## Set task
Below, locate the line that contains "Convert this chart to matplotlib code.". Repeat exactly from that line to the line that contains "plt.rcParams['font.family'] = ['Open", inclusive, leaving out the pictures.

## Raw records
--- start ---

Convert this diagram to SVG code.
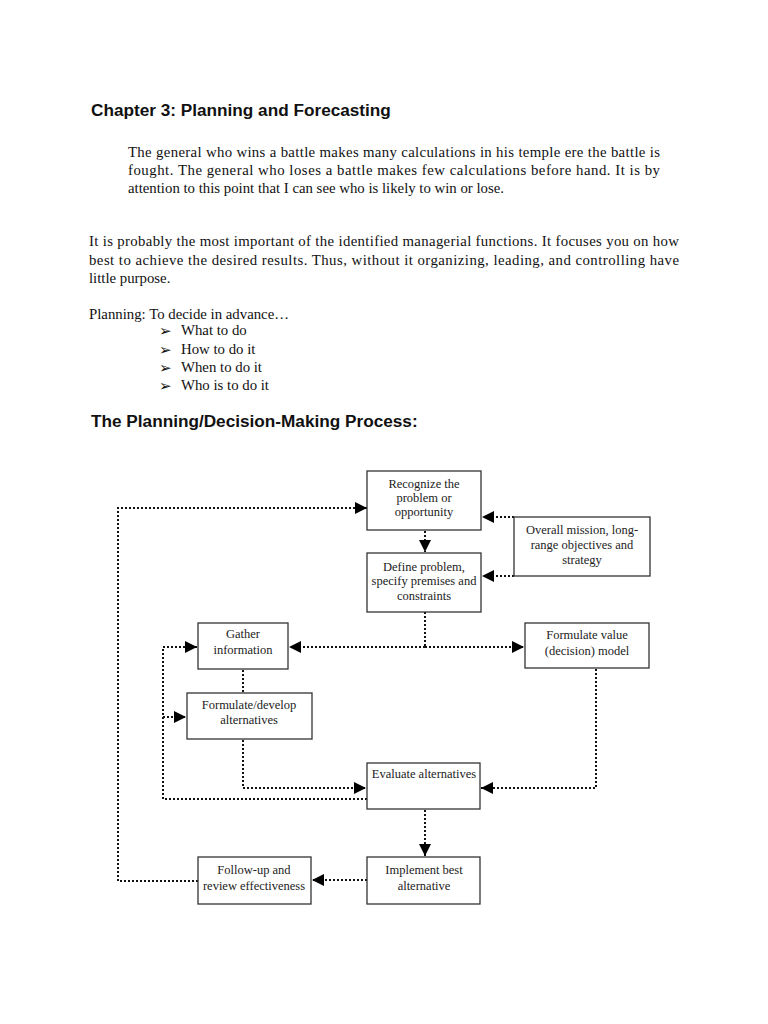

--- end ---
--- start ---

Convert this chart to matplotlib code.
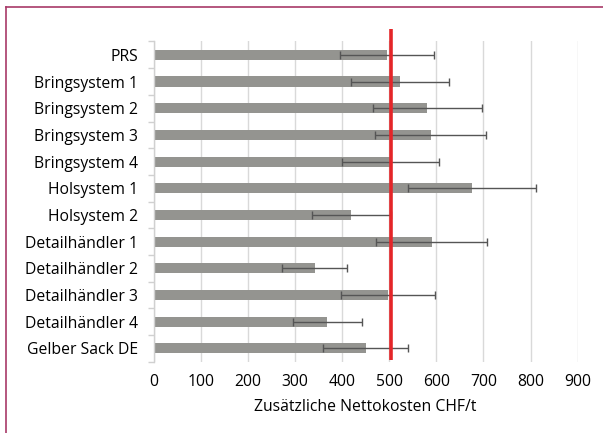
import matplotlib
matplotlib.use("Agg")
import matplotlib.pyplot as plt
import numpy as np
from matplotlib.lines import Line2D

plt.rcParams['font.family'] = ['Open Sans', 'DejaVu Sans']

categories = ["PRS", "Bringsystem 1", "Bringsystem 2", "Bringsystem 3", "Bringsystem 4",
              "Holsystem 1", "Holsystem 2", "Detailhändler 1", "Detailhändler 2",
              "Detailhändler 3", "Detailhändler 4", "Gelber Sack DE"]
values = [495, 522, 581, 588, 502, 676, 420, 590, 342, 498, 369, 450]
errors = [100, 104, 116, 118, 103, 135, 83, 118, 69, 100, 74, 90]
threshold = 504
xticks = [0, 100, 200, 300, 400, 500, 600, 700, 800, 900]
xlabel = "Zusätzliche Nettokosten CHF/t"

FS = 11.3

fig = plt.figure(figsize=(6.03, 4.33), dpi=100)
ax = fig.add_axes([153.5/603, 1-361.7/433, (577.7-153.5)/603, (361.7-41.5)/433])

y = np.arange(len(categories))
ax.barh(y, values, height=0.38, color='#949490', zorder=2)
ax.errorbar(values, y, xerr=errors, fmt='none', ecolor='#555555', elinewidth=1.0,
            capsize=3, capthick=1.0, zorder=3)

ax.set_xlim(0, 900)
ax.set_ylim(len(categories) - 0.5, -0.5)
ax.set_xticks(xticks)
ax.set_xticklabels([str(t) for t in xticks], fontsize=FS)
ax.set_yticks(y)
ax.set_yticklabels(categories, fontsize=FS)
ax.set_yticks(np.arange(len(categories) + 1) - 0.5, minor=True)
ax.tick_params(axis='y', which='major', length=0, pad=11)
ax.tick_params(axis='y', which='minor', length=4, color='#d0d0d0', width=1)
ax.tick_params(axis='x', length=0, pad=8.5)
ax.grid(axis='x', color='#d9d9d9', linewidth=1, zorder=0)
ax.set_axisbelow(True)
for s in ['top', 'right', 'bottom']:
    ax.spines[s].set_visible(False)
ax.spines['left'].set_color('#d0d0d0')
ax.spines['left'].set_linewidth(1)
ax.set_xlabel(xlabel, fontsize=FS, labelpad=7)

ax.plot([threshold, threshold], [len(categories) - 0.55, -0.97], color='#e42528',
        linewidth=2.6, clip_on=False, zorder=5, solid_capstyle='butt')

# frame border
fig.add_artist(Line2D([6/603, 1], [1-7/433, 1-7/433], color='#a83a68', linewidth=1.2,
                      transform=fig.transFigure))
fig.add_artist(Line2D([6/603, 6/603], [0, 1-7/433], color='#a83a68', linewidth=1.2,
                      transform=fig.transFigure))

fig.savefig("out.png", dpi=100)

--- end ---
--- start ---

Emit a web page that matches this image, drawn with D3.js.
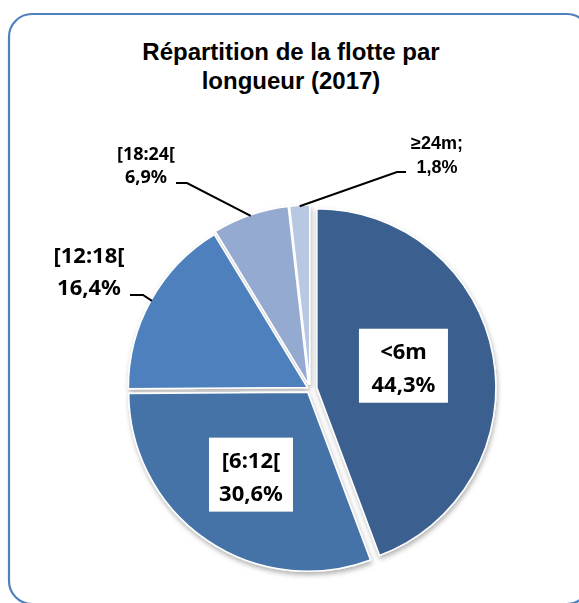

--- end ---

## Response to the task
Convert this chart to matplotlib code.
import matplotlib
matplotlib.use("Agg")
import matplotlib.pyplot as plt
import numpy as np
from matplotlib.lines import Line2D

plt.rcParams['font.family'] = ['Open Sans', 'DejaVu Sans']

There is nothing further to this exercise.